#### What is being asked
Take each line containing the word "this" and copy it.

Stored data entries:
════

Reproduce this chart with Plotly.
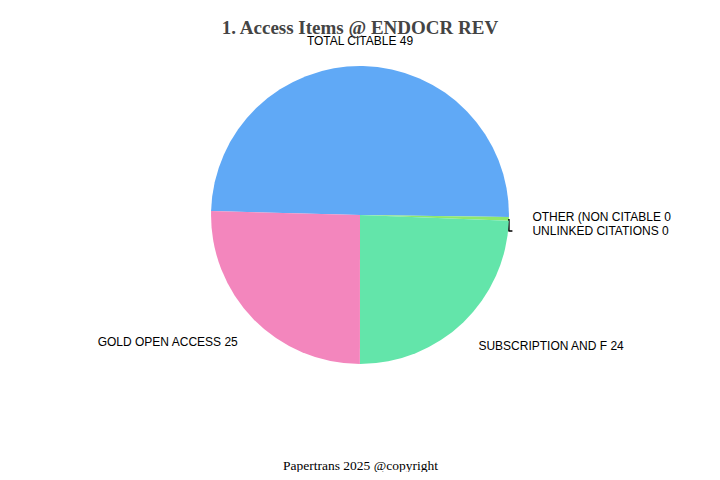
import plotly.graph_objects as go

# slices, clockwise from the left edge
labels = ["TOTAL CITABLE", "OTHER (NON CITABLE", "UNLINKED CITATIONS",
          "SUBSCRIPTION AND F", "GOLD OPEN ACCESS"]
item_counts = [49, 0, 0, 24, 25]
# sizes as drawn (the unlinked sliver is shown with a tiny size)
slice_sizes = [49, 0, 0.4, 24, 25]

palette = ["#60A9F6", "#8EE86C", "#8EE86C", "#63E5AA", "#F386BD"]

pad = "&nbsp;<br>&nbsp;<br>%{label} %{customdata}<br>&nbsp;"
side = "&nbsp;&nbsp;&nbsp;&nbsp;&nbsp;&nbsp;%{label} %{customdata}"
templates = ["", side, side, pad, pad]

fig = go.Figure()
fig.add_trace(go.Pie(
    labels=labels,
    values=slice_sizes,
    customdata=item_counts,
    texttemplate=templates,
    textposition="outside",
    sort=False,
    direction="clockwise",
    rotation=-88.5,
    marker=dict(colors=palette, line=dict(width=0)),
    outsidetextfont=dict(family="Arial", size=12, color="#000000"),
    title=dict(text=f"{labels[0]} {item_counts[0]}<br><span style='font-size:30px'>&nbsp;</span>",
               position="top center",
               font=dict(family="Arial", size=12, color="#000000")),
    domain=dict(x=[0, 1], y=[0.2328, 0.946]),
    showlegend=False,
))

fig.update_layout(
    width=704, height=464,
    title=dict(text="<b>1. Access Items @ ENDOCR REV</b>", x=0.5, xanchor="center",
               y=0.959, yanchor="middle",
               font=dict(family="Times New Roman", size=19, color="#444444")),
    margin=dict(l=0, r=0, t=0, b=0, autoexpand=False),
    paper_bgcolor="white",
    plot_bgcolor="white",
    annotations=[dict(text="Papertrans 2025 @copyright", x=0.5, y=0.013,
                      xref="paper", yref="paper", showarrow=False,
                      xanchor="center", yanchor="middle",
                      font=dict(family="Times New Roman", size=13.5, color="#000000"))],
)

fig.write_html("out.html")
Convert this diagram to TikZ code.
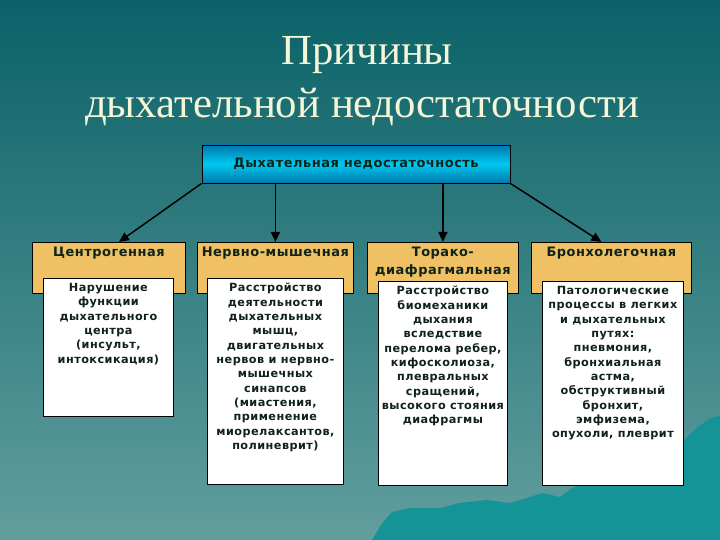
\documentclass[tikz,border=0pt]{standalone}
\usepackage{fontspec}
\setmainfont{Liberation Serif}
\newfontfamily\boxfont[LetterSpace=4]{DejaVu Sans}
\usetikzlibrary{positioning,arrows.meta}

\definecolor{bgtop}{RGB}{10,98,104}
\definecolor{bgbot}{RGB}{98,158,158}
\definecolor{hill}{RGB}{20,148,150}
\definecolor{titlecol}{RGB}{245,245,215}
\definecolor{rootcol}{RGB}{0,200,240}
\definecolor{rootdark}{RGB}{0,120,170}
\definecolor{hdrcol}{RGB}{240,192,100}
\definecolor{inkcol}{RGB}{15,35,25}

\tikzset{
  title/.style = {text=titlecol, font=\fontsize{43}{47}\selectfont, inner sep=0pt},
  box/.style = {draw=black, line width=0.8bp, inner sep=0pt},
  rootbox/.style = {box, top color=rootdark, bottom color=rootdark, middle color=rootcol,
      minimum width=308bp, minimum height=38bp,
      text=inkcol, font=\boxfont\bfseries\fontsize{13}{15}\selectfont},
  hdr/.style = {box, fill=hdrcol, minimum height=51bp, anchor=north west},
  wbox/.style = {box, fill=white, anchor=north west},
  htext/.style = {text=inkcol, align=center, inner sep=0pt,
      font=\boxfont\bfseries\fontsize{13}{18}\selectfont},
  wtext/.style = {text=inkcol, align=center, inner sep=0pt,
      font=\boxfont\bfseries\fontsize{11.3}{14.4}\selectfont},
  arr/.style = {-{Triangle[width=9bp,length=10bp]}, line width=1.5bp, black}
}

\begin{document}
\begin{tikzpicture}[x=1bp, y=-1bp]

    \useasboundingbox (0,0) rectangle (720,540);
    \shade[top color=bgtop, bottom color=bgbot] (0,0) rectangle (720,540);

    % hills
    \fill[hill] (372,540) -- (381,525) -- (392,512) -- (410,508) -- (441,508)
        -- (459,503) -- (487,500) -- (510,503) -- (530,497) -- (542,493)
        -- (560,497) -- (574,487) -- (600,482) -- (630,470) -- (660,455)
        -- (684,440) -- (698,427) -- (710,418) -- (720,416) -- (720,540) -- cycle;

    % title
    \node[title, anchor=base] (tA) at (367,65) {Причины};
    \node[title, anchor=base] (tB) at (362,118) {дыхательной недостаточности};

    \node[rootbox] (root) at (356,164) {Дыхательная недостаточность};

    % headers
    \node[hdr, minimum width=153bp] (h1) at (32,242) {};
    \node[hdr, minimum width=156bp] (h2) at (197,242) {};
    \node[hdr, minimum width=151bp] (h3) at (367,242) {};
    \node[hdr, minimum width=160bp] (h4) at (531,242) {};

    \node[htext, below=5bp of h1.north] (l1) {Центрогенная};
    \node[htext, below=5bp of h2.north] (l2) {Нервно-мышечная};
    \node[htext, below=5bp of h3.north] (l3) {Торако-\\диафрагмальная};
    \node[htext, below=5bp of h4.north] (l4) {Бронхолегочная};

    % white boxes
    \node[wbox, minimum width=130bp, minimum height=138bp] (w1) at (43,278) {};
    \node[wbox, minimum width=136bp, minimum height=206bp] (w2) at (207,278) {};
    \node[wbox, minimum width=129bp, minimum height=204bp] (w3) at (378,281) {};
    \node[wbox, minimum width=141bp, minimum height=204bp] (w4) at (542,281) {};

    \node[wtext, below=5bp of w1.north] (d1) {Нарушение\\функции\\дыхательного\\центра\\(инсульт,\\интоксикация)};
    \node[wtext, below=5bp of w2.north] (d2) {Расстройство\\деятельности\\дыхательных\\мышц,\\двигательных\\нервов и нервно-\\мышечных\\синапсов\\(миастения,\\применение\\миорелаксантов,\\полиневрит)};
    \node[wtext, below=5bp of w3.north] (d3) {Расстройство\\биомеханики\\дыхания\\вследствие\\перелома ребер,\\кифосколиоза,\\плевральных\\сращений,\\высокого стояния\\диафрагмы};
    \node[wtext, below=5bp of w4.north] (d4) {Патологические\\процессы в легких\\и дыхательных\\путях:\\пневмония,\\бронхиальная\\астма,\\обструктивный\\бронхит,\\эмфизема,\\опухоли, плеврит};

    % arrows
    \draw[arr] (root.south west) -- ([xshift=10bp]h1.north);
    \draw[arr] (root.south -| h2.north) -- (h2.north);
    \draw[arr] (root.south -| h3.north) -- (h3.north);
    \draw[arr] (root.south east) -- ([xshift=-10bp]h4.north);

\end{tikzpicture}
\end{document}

════

#### Written answer
Reproduce this chart with Plotly.
Convert this diagram to TikZ code.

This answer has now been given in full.